→ **To do**
In the listing below, locate the lines that hold "with" and copy them.

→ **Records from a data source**
--

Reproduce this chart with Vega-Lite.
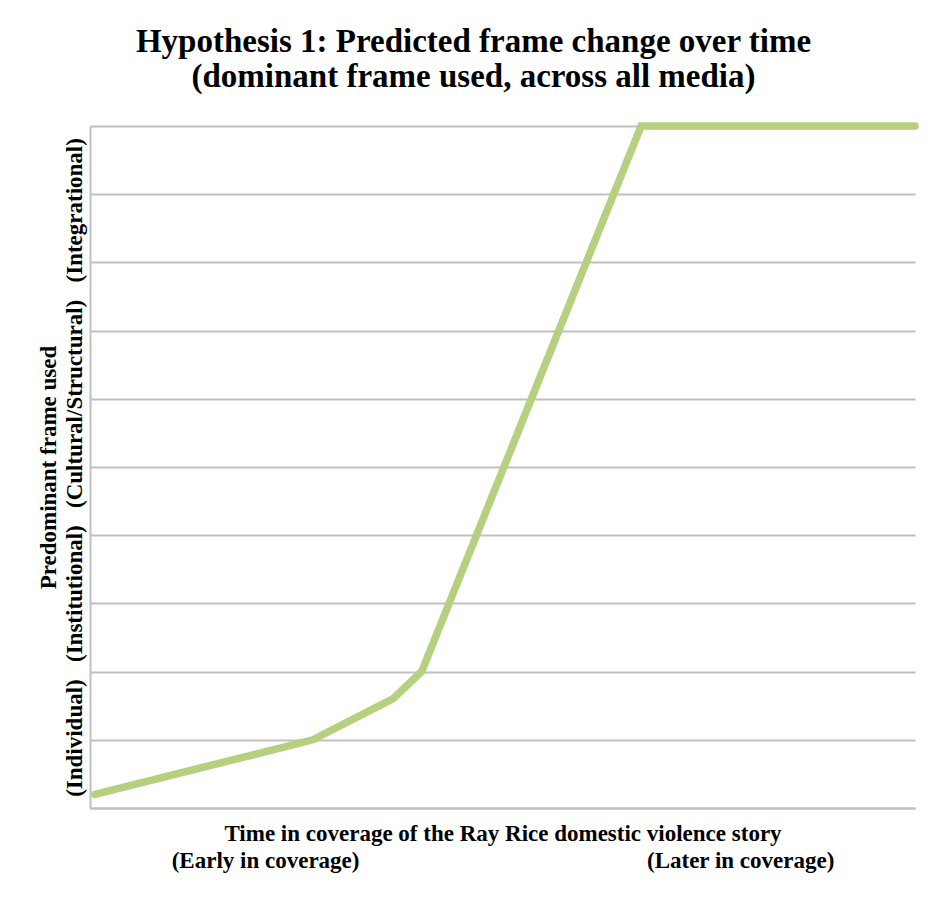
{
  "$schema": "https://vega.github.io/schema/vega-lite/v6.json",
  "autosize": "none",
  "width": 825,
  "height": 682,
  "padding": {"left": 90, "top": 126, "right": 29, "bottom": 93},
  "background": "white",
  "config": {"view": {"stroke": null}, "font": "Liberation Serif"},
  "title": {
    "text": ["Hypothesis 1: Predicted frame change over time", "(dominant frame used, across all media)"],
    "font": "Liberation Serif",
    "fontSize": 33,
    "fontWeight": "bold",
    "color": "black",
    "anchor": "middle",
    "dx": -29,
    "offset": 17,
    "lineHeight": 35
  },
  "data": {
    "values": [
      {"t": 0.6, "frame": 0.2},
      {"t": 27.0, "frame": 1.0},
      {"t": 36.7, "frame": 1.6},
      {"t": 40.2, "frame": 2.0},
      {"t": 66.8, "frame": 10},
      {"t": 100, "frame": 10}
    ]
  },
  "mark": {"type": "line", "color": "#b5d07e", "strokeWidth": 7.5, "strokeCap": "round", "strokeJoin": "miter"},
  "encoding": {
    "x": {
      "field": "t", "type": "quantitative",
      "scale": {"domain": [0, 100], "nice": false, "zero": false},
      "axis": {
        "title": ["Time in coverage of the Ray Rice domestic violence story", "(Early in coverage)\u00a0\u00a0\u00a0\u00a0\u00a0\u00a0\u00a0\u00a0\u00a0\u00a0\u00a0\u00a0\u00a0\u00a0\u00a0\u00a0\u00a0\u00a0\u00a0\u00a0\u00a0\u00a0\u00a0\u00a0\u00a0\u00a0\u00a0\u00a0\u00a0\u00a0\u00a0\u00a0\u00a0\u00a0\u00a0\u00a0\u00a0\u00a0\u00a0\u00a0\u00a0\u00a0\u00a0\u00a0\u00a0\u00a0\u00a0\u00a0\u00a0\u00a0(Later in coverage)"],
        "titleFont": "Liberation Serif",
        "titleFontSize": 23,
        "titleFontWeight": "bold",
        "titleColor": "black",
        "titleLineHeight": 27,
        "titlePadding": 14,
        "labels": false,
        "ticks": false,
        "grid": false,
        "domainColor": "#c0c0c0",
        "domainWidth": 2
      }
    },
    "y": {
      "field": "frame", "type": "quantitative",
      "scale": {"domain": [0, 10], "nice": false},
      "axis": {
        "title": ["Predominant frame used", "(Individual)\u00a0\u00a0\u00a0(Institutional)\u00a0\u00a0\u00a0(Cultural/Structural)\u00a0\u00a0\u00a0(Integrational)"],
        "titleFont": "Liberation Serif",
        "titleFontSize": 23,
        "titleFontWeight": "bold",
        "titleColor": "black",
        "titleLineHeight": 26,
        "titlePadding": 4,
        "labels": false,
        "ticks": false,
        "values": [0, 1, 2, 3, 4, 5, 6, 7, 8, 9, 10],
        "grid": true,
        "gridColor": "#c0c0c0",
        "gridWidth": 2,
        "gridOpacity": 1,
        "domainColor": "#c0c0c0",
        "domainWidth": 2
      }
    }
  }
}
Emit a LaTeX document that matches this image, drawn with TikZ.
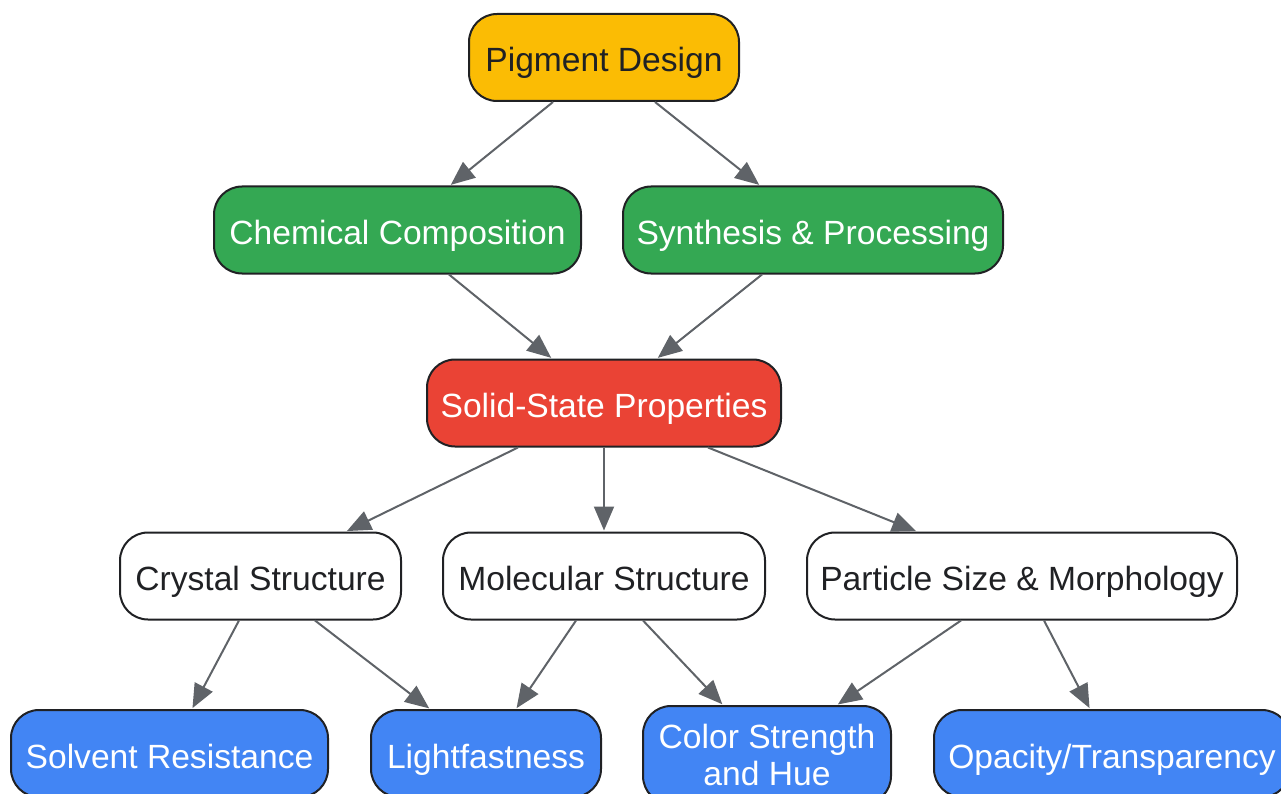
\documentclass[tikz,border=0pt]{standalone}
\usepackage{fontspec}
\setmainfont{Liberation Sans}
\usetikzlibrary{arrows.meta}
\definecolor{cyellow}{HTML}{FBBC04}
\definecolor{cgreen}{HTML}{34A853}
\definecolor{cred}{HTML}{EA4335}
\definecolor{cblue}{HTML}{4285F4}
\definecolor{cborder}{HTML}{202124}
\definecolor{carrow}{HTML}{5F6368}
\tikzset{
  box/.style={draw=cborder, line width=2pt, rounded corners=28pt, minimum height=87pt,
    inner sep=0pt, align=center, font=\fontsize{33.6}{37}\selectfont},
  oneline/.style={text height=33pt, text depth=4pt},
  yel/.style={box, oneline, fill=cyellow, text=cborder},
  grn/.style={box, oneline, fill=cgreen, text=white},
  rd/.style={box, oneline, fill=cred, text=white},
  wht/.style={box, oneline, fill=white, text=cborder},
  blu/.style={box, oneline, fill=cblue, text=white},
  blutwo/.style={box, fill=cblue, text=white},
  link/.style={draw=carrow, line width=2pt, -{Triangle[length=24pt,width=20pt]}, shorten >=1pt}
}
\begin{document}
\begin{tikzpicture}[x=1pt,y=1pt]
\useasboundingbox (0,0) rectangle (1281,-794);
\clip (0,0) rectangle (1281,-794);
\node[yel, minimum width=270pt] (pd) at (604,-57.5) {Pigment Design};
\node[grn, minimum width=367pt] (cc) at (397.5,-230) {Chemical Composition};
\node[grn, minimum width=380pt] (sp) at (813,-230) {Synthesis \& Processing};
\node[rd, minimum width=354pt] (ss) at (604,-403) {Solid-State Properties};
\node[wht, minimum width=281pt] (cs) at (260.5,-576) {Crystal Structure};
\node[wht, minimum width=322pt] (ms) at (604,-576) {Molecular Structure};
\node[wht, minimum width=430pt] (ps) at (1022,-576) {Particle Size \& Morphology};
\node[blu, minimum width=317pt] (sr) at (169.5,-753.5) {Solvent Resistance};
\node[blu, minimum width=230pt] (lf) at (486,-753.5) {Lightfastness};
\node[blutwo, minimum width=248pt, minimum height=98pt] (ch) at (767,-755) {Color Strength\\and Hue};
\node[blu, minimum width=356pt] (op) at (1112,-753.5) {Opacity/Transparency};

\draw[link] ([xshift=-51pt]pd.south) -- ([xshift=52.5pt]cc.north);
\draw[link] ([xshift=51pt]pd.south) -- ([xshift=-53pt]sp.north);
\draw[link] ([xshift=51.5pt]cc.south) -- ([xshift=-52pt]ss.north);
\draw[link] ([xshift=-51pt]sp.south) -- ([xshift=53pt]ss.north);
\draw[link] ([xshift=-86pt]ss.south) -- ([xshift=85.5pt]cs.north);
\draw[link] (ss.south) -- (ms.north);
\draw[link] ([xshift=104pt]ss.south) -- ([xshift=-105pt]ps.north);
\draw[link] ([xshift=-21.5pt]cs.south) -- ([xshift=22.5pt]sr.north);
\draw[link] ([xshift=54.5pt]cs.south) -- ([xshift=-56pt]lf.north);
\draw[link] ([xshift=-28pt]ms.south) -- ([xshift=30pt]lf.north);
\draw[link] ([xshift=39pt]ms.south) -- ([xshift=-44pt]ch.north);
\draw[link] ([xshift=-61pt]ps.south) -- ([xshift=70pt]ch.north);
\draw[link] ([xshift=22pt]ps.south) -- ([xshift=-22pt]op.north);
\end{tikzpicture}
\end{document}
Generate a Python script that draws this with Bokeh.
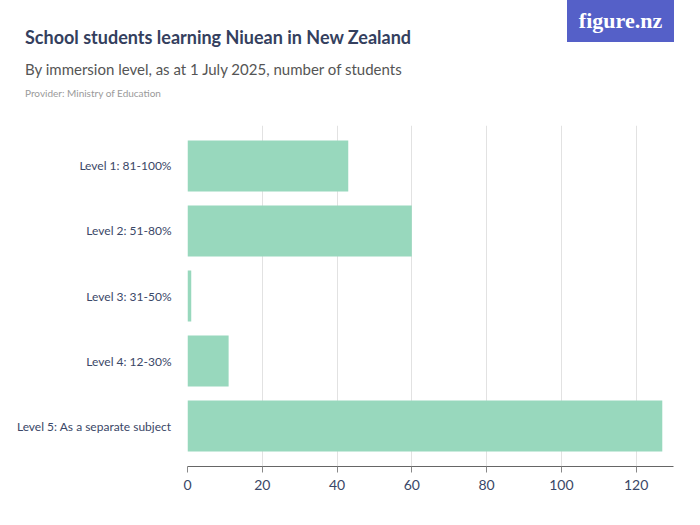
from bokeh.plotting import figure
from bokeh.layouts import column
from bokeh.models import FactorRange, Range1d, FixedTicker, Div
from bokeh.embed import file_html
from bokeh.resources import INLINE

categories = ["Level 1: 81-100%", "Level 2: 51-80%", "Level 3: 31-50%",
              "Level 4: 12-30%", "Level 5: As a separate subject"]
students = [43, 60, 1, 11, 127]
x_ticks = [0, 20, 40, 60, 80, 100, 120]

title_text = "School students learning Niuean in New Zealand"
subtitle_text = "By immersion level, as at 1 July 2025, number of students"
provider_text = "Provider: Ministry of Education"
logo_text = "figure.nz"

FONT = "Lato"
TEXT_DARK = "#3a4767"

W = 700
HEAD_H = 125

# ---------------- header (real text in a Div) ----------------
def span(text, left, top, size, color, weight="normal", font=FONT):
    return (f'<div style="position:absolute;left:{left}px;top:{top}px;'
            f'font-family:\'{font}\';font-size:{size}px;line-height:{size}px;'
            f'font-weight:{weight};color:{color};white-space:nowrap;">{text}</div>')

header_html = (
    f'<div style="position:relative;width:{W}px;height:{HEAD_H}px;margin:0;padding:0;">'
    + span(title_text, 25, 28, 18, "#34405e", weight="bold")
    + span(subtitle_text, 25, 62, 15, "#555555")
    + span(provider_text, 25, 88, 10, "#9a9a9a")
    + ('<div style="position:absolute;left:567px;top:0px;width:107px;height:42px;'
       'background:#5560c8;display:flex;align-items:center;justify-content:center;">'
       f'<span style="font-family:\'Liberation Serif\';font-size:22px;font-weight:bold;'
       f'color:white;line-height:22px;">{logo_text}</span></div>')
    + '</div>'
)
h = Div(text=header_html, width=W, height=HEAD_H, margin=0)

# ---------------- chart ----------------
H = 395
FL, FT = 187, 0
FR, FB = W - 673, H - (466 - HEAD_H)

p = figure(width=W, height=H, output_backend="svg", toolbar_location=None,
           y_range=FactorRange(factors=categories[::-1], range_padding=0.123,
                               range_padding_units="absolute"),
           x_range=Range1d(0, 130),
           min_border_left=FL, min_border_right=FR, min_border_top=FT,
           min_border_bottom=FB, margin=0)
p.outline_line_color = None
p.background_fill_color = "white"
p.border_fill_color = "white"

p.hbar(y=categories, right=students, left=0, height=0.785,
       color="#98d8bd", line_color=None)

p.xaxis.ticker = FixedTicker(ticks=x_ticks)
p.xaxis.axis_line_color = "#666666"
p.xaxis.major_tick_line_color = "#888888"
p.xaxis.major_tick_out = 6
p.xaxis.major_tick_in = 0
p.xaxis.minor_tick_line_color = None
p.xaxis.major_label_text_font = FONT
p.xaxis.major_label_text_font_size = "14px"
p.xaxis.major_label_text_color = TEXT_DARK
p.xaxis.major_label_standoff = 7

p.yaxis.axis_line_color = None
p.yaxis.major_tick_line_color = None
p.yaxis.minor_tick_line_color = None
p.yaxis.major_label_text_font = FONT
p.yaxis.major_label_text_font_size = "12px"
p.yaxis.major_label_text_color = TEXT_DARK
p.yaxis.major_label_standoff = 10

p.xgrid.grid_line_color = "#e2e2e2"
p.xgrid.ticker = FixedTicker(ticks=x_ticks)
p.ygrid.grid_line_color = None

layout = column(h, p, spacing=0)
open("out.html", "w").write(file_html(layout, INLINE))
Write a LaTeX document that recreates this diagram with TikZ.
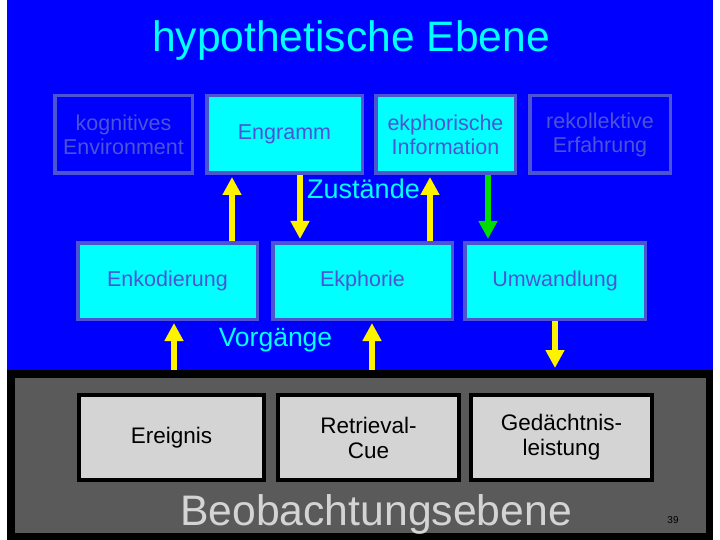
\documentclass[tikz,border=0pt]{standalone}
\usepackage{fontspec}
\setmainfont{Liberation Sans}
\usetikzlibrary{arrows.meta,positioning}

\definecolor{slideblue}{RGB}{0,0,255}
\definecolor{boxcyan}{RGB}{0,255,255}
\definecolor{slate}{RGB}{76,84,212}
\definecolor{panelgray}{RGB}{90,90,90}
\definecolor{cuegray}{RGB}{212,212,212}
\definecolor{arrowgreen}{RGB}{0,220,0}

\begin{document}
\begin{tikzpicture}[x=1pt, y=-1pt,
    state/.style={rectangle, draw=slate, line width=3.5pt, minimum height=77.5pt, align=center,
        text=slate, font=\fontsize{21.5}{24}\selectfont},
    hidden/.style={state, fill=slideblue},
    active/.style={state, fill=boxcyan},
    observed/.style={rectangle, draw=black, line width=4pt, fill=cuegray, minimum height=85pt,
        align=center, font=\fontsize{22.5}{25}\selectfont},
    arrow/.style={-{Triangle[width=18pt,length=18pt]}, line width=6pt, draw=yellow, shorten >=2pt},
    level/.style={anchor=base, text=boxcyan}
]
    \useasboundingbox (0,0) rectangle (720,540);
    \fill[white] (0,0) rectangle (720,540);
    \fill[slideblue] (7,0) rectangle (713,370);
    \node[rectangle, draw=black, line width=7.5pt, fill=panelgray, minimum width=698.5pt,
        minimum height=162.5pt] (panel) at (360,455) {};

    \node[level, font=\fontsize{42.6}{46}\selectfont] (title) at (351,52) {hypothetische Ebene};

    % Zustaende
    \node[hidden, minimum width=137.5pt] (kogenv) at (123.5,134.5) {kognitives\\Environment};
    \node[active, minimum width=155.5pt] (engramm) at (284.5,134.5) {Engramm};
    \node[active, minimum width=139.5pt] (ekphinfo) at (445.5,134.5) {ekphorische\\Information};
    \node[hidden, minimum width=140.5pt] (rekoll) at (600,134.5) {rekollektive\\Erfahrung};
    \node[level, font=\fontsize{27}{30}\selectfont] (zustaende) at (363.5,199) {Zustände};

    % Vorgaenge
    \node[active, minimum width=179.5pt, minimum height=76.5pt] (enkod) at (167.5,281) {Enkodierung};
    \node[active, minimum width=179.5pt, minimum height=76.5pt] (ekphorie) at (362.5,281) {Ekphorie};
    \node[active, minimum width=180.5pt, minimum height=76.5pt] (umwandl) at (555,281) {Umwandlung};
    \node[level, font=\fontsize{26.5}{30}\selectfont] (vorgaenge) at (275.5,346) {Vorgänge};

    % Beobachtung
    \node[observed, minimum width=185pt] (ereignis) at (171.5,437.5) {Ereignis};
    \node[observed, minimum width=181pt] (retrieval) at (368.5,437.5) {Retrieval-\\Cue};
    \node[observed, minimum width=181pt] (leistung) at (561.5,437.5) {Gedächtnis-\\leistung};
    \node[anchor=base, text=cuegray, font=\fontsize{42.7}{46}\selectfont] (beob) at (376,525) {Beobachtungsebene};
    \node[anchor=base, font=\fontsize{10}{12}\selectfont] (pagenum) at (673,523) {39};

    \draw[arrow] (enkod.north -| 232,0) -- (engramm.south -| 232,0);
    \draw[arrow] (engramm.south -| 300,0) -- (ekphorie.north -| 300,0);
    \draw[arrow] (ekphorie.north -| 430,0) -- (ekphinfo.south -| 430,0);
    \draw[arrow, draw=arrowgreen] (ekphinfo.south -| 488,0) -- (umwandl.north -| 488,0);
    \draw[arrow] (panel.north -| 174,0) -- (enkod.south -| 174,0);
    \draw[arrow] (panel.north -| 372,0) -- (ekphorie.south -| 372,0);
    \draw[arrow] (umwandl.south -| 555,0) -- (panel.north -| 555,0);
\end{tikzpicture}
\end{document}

--

→ **The response**
Reproduce this chart with Vega-Lite.
Emit a LaTeX document that matches this image, drawn with TikZ.
Generate a Python script that draws this with Bokeh.
Write a LaTeX document that recreates this diagram with TikZ.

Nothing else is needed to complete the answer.